It’s National Handwriting Day !!
yaaayyy!!! I can play with all my pens and scribble on everything!
Here’s a link on how to celebrate National Handwriting Day. Take out your journals and take the time to write a paragraph in your best cursive writing.
Actually, I still take notes with pen and paper, not with stylus and tablet, as seems to be the trend. I haven’t bought a desk diary/planner; I’m using those journals instead and writing the date each day. Makes the day more interesting.
Besides, typing notes on a tablet while balancing it on my knees is still quite awkward. Jotting down quick notes and reminders with pen and paper is still faster than powering up the tablet and tap-tap-tap to a notes page to type a reminder. Not to mention the fat-finger syndrome and getting all sorts of weird words inserted into the note from the automatic speller. Like ‘call LJ’ turns into ‘call Ljulbjana’. huh? who’s Ljulbjana? why am I calling the capital city of Slovenia?
And there’s all those debates and commentaries on why schools don’t need to teach cursive writing to students because it’s outdated, and electronics and online transactions are the future. Cursive is an art form now, they say, so it’s being taught, if at all, as an elective, something to fill in the schedule.
Personally I think that it’s a shame if children of the future would not know how to write their names, or the art of writing disappears.

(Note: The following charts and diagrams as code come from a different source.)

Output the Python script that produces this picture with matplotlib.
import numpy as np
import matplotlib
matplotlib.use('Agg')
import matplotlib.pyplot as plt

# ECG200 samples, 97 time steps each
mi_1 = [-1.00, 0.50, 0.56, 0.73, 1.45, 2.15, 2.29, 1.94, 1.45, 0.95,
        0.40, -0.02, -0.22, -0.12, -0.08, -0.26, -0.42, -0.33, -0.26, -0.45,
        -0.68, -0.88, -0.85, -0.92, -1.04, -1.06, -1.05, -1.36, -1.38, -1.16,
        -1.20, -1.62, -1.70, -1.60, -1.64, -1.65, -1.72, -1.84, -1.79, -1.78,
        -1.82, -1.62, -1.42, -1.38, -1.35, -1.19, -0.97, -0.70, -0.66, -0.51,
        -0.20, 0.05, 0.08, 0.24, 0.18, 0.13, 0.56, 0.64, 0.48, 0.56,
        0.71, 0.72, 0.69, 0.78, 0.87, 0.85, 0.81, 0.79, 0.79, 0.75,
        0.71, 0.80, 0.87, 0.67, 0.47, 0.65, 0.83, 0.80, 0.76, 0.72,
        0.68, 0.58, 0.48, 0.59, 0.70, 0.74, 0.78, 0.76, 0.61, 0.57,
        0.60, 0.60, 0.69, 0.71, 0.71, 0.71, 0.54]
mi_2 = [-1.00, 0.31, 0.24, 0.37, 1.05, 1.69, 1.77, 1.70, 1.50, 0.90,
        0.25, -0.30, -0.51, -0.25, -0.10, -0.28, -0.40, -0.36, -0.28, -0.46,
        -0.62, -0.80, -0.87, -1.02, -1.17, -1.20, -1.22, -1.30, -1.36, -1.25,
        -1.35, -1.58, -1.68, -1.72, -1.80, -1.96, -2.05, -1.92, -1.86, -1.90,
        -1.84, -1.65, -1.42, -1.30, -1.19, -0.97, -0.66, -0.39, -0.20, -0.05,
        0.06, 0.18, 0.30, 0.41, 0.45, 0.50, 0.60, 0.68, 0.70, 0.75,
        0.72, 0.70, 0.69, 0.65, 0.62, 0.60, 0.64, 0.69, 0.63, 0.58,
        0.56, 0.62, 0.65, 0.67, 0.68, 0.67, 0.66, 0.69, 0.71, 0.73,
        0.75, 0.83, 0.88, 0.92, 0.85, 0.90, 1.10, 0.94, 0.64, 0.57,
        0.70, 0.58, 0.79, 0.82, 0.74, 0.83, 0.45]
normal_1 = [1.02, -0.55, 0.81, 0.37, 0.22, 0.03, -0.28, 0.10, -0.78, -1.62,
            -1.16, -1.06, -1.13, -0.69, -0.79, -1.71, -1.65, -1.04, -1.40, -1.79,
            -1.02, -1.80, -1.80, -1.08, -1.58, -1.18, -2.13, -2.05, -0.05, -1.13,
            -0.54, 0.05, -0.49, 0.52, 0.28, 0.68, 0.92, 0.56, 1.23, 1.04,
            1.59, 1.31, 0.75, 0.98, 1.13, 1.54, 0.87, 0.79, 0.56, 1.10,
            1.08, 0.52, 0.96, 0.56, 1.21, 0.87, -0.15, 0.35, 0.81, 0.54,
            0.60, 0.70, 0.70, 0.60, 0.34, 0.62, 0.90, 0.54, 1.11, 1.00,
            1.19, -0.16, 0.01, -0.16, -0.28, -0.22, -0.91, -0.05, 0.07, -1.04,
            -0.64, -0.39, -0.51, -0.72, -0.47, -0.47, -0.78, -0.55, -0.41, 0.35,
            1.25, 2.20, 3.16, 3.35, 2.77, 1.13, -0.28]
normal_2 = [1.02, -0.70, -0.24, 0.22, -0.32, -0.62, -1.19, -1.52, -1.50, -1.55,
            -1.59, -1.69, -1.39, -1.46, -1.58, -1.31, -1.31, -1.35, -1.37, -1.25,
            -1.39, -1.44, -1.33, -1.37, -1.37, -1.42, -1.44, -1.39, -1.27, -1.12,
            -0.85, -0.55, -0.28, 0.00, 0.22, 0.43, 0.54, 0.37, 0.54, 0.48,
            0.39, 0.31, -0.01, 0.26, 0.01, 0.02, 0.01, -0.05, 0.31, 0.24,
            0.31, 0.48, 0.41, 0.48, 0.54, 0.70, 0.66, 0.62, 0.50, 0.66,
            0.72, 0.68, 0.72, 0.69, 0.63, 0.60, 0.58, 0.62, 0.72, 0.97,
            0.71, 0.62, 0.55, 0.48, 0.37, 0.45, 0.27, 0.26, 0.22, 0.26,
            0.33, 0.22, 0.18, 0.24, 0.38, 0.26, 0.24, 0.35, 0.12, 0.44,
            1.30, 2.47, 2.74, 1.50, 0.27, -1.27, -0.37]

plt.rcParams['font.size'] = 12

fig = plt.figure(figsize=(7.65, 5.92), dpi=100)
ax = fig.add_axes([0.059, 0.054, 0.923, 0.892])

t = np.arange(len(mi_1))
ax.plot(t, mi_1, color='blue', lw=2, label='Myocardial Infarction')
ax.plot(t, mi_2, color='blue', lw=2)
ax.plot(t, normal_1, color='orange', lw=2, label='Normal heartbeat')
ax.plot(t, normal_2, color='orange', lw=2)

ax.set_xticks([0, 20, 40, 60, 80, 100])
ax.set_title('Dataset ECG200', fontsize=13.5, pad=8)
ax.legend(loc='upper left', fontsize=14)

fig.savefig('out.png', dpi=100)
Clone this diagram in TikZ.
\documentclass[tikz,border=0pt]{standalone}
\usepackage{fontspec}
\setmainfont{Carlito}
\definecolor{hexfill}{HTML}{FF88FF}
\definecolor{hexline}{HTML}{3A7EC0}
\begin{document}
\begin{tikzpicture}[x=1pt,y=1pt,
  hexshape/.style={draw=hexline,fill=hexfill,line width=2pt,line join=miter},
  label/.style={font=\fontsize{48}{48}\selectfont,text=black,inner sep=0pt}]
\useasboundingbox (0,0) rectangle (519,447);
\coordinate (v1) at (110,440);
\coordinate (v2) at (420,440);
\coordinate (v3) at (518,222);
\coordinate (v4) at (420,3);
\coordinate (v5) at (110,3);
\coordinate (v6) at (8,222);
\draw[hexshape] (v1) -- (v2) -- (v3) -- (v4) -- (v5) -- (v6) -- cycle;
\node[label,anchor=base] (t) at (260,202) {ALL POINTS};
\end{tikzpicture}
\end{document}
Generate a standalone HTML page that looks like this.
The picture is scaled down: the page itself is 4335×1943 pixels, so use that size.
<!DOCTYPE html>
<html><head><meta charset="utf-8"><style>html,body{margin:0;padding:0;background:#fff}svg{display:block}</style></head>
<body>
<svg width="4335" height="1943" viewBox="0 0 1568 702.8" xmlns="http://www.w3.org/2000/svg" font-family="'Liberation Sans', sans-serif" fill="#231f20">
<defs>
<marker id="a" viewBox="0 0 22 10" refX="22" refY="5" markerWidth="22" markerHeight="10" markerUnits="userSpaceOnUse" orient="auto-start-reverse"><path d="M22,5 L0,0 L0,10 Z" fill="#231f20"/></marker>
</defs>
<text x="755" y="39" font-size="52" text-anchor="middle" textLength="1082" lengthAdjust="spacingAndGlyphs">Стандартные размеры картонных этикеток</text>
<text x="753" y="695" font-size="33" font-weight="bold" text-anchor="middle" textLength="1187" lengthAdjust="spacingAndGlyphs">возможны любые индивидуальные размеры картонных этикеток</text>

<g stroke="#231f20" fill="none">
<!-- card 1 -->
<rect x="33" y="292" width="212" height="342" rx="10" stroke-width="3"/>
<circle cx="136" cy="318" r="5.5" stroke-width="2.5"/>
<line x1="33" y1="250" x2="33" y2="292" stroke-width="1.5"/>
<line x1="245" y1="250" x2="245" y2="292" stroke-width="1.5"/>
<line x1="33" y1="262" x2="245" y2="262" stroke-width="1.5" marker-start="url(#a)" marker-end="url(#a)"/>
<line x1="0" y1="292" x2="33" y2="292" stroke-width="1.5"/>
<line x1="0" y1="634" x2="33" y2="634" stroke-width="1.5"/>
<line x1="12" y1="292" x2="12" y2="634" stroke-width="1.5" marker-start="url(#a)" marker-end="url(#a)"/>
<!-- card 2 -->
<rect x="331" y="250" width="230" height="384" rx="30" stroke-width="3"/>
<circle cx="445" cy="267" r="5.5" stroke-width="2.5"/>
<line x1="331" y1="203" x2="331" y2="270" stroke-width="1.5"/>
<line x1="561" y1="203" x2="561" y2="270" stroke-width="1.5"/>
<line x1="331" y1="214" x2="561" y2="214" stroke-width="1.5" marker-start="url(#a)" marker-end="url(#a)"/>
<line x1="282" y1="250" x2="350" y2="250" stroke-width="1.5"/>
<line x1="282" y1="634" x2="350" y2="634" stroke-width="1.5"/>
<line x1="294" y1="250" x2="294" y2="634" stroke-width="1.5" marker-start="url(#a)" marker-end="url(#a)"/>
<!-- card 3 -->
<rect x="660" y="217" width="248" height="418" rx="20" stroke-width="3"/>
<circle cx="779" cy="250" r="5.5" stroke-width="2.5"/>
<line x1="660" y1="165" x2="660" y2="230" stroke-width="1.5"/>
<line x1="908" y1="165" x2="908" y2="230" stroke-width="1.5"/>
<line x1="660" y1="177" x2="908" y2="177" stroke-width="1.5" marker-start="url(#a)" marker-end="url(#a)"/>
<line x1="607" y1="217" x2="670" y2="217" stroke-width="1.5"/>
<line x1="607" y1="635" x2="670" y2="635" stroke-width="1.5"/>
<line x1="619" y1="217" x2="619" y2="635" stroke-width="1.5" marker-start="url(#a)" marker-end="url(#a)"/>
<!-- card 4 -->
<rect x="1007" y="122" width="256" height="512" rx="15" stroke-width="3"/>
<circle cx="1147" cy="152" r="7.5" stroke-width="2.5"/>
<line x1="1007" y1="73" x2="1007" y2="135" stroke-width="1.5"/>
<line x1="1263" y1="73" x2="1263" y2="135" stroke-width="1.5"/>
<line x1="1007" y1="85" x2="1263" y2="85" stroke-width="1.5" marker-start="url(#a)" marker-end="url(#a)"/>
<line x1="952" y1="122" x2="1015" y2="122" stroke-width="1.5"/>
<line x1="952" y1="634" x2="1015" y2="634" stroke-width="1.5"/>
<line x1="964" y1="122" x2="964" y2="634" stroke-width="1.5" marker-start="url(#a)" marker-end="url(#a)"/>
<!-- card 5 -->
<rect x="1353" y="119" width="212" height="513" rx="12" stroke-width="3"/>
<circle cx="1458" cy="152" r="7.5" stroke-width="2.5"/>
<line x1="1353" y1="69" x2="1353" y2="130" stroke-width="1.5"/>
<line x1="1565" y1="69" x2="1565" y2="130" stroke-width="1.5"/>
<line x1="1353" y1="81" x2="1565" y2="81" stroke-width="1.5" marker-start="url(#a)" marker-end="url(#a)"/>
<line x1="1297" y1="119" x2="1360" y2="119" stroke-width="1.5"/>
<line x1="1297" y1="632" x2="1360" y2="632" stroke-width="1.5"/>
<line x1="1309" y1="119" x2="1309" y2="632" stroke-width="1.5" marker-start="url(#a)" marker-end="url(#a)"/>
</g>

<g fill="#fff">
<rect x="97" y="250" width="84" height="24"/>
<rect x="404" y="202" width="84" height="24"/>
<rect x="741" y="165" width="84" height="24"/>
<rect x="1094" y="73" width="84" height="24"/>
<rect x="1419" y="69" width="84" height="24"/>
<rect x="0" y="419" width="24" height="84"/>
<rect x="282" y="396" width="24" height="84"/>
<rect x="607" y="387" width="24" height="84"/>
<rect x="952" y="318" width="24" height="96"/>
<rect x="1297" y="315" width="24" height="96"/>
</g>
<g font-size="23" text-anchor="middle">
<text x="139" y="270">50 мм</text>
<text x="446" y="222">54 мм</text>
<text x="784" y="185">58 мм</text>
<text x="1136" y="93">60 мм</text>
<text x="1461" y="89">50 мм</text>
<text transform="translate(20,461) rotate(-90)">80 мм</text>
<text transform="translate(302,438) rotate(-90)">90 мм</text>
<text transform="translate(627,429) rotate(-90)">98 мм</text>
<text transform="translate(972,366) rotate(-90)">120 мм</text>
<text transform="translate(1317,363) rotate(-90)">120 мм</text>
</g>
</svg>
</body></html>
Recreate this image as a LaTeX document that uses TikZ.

Thankfully they would still need to know the alphabet to learn how to read, right? And does it mean that children everywhere in the world will have a tablet of their own to use in school? hmmm … and if we can now draw and ‘paint’ on a tablet, do we still need to learn how to draw with a pencil, charcoal and paint with oils and watercolours? Or will that all disappear as well, making way for electronics?
How soon would that be, I wonder?
Q – Sad commentary on the loss of handwriting skills. I retired for teaching high school 1 1/2 years ago and at that time had students who couldn’t read or write cursive.